While scrolling your Twitter feed, you see an opening at your dream company— whether that is the San Francisco Giants or Disneyland (my two dreams!). Before you frantically email the HR person begging for an interview, take a look at your resume. Take an objective point of view and think: If you were a hiring manager, would you hire yourself?
Here are five tips to make your resume stand out in cluttered inboxes or sky-high stacks of papers.
1. Keep it to One Page
First and foremost, make sure you have a one-page resume. Employers generally throw out a resume that is longer than a page. Only list the positions that you feel showcase your abilities and prove that you are the ideal candidate for the specific position. This means you will probably tailor your resume for every position, and keep the most relevant items to verify your resume is short. You can list additional work-related experience on your LinkedIn profile, website and other networks. You can also utilize columns to make your resume shorter.

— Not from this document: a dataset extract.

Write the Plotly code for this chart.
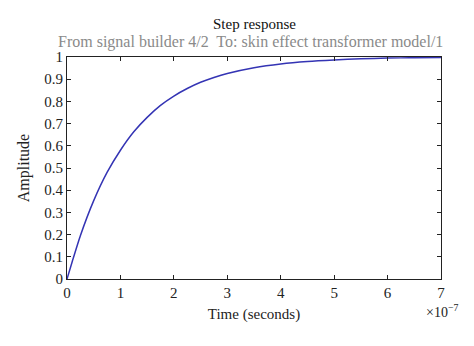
import plotly.graph_objects as go

# Step response samples (time in units of 1e-7 s)
time_e7 = [0.0, 0.1, 0.25, 0.5, 0.75, 1.0, 1.25, 1.5, 1.75, 2.0, 2.25, 2.5, 2.75,
           3.0, 3.5, 4.0, 4.5, 5.0, 5.5, 6.0, 6.5, 7.0]
amplitude = [0.0, 0.08, 0.195, 0.353, 0.48, 0.58, 0.663, 0.728, 0.782, 0.824, 0.858,
             0.886, 0.908, 0.926, 0.952, 0.969, 0.980, 0.987, 0.992, 0.995, 0.997, 0.998]

x_ticks = [0, 1, 2, 3, 4, 5, 6, 7]
y_ticks = [0, 0.1, 0.2, 0.3, 0.4, 0.5, 0.6, 0.7, 0.8, 0.9, 1]

FONT = "Liberation Serif"
TXT = "#222222"

fig = go.Figure()
fig.add_trace(go.Scatter(
    x=time_e7, y=amplitude, mode="lines",
    line=dict(color="#3434b4", width=1.5, shape="spline", smoothing=0.6),
    showlegend=False, hoverinfo="skip",
))

axis_common = dict(
    showline=True, linecolor="#222222", linewidth=1, mirror="ticks",
    ticks="inside", ticklen=4, tickcolor="#222222", tickwidth=1,
    showgrid=False, zeroline=False,
    tickfont=dict(family=FONT, size=15, color=TXT),
)

fig.update_layout(
    width=474, height=346,
    margin=dict(l=67, r=33, t=57, b=67),
    paper_bgcolor="white", plot_bgcolor="white",
    font=dict(family=FONT, color=TXT),
    xaxis=dict(range=[0, 7], tickvals=x_ticks, ticktext=[str(v) for v in x_ticks],
               title=dict(text="Time (seconds)", font=dict(family=FONT, size=15, color=TXT), standoff=8),
               **axis_common),
    yaxis=dict(range=[0, 1], tickvals=y_ticks, ticktext=[f"{v:g}" for v in y_ticks],
               title=dict(text="Amplitude", font=dict(family=FONT, size=16, color=TXT), standoff=10),
               **axis_common),
)

fig.add_annotation(text="Step response", xref="paper", yref="paper", x=0.5, y=1,
                   yshift=23, showarrow=False, yanchor="bottom",
                   font=dict(family=FONT, size=15, color="#111111"))
fig.add_annotation(text="From signal builder 4/2  To: skin effect transformer model/1",
                   xref="paper", yref="paper", x=0.49, y=1, yshift=4, showarrow=False,
                   yanchor="bottom", font=dict(family=FONT, size=16, color="#8a8a8a"))
fig.add_annotation(text="×10<sup>−7</sup>", xref="paper", yref="paper", x=1, y=0,
                   xanchor="center", yanchor="top", yshift=-21, xshift=1, showarrow=False,
                   font=dict(family=FONT, size=14, color=TXT))

fig.write_html("out.html")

2. Design it to be Aesthetically Pleasing
You can use a free design template, buy a template online for around $5 (Google search “resume template”), or even call a friend in graphic design to give your resume an eye-catching scheme that will make it stand out. The goal is to have a neat-looking, unique resume that attracts the hiring manager’s attention. Make sure the layout is easy to follow and the best parts of you stand out on the page!
3. Build in Verbs
Verbs give a powerful voice to your resume. Start phrases that list responsibilities in your professional work-experience category with verbs such as managed, lead or implemented.
4. Quantify by Using Numbers
Emphasis your work-related statistics in your resume. Quantify your achievements. For example: Maybe you managed X number of people or increased a company’s Twitter followers by Y amount. Numbers stand out on the page and PROVE that you are a great manager, multi-tasker, etc., rather than just stating it.
5. The More Eyes, the Better
Think typos don’t matter? 61 percent of surveyed hiring managers will throw out a resume with typos. Don’t trust your own eyes, and after you proof your resume several times, have someone else read it for you. Generally this means more than just a friend. See if your advisor will assess it with you. Advisors are helpful because they also know your strengths and background. Try not to simply email it, but come in person so you can understand the feedback and contribute to brainstorm better ideas. Listen to your advisor and follow his or her instructions. Remember, these professionals have much more experience than you and know what hiring managers are generally looking for.
BONUS: Try QR Codes!
I’ve heard from many job seekers that their resume has stood out to recruiters because they placed a QR code on their resume that sent recruiters to either their LinkedIn page or a YouTube video of them explaining why they are the best candidate. I love this idea!